In ICML 2003 Zinkevich published his paper “Online Convex Programming and Generalized Infinitesimal Gradient Ascent” analyzing the performance of the popular gradient descent method in an online decision-making framework.
The framework addressed in his paper was an iterative game, in which a player chooses a point in a convex decision set, an adversary chooses a cost function, and the player suffers the cost which is the value of the cost function evaluated at the point she chose. The performance metric in this setting is taken from game theory: minimize the regret of the player – which is defined to be the difference of the total cost suffered by the player and that of the best fixed decision in hindsight.
A couple of years later, circa 2004-2005, a group of theory students at Princeton decide to hedge their bets in the research world. At that time, finding an academic position in theoretical computer science was extremely challenging, and looking at other options was a reasonable thing to do. These were the days before the financial meltdown, when a Wall-Street job was the dream of Ivy League graduates.
In our case – hedging our bets meant taking a course in finance at the ORFE department and to look at research problems in finance. We fell upon Tom Cover’s timeless paper “universal portfolios” (I was very fortunate to talk with the great information theorist a few years later in San Diego and him tell about his influence in machine learning). As good theorists, our first stab at the problem was to obtain a polynomial time algorithm for universal portfolio selection, which we did. Our paper didn’t get accepted to the main theory venues at the time, which turned out for the best in hindsight, pun intended 🙂
Cover’s paper on universal portfolios was written in the language of information theory and universal sequences, and applied to wealth which is multiplicatively changing. This was very different than the additive, regret-based and optimization-based paper of Zinkevich.

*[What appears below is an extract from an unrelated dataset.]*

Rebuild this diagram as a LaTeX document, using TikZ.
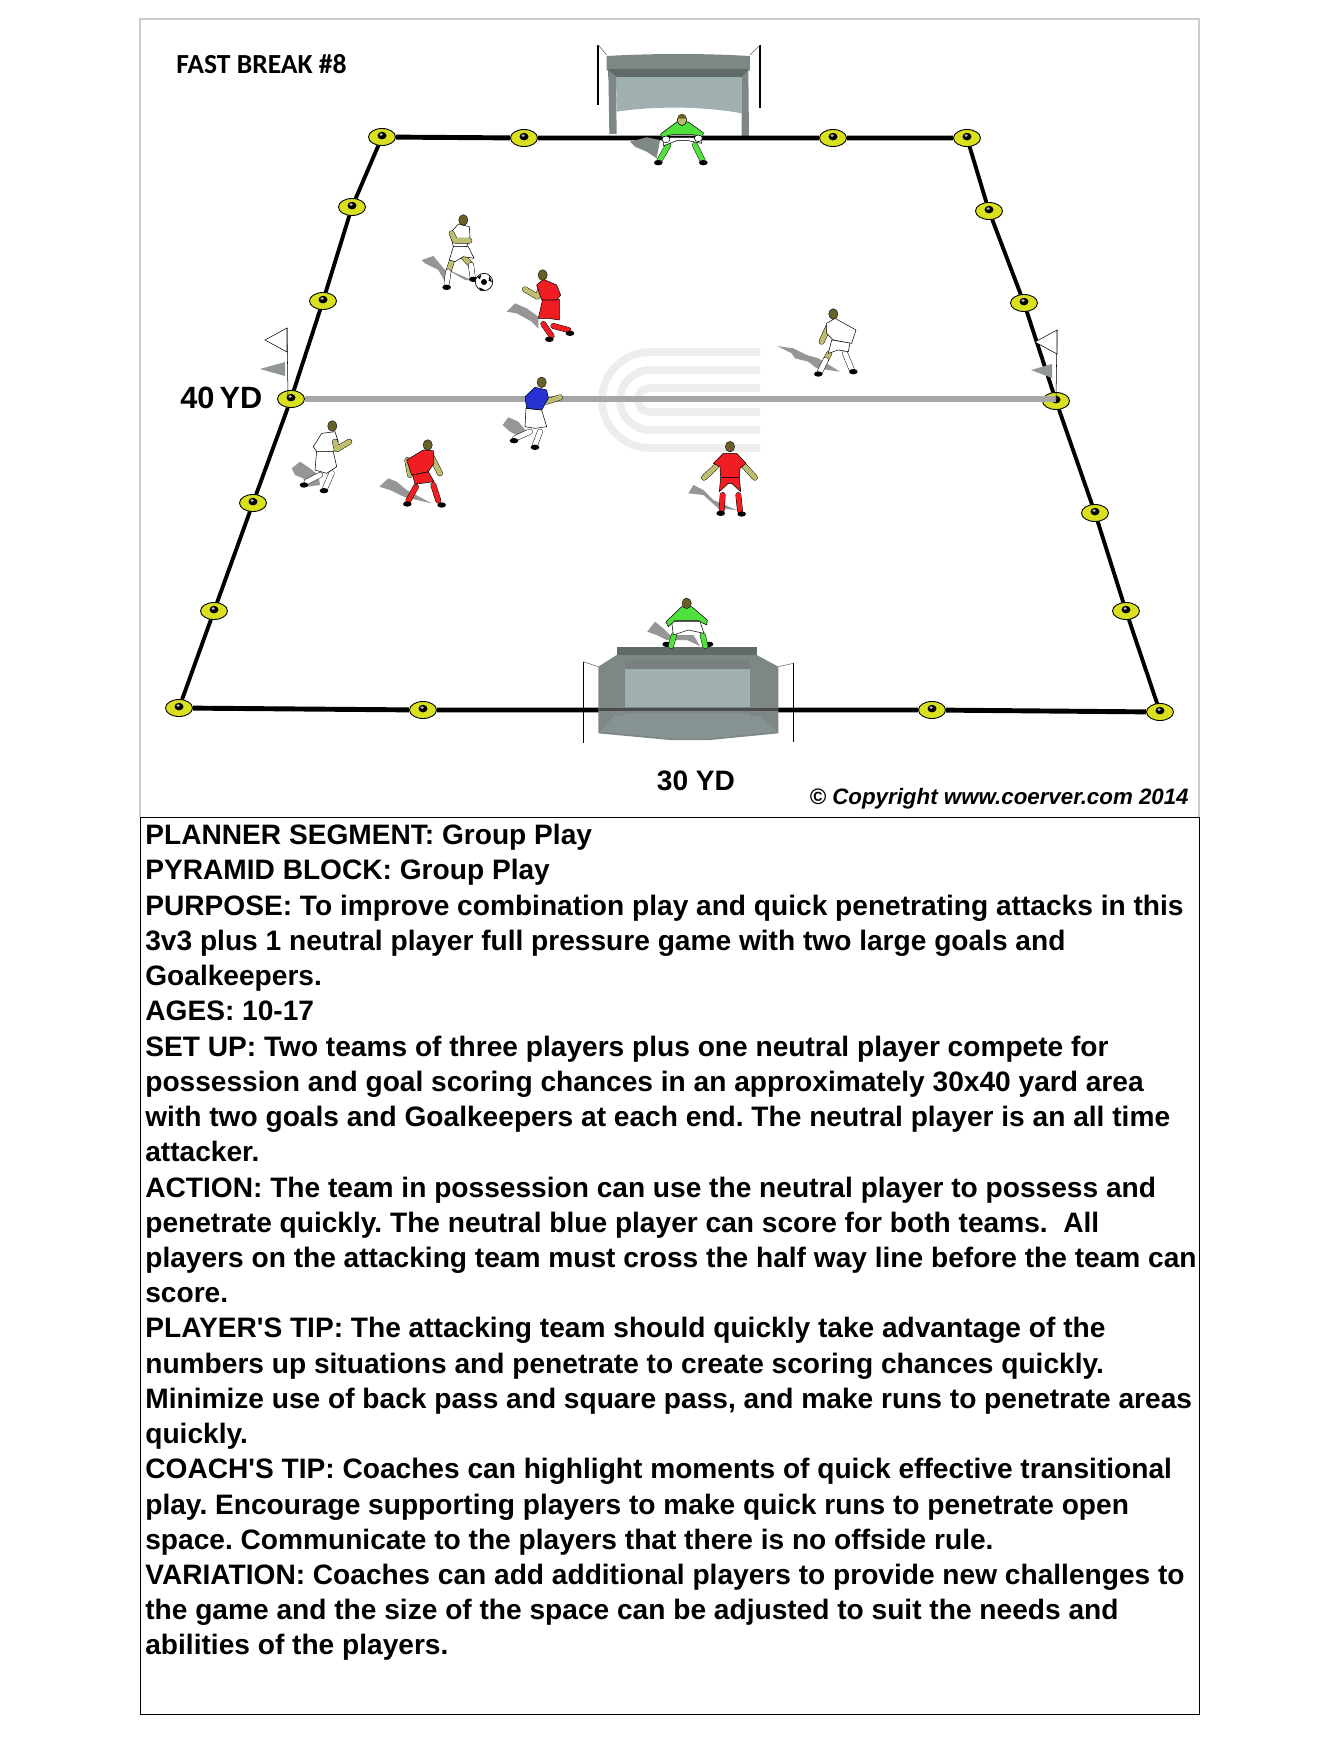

One of my best memories of all times is the moment in which the connection between optimization and Cover’s method came to mind. It was more than a “guess” at first: if online gradient descent is effective in online optimization, and if Newton’s method is even better for offline optimization, why can we use Newton’s method in the online world? Better yet – why can’t we use it for portfolio selection?
It turns out that indeed it can, thereby the Online Newton Step algorithm came to life, applied to portfolio selection, and presented in COLT 2016 (along with a follow-up paper devoted only to portfolio selection, with Rob Schapire. Satyen and me had the nerve to climb up to Rob’s office and waste his time for hours at a time, and Rob was too nice to kick us out…).
The connection between optimization, online learning, and the game theoretic notion of regret has been very fruitful since, giving rise to a multitude of applications, algorithms and settings. To mention a few areas that spawned off:
- Bandit convex optimization – in which the cost value is the only information available to the online player (rather than the entire cost function, or its derivatives).
This setting is useful to model a host of limited-observation problems common in online routing and reinforcement learning.
- Matrix learning (also called “local learning”) – for capturing problems such as recommendation systems and the matrix completion problem, online gambling and online constraint-satisfaction problems such as online max-cut.
- Projection free methods – motivated by the high computational cost of projections of first order methods, the Frank-Wolfe algorithm came into renewed interest in recent years. The online version is particularly useful for problems whose decision set is hard to project upon, but easy to perform linear optimization over. Examples include the spectahedron for various matrix problems, the flow polytope for various graph problems, the cube for submodular optimization, etc.
- Fast first-order methods – the connection of online learning to optimization introduced some new ideas into optimization for machine learning. One of the first examples is the Pegasus paper. By now there is a flurry of optimization papers in each and every major ML conference, some incorporate ideas from online convex optimization such as adaptive regularization, introduced in the AdaGrad paper.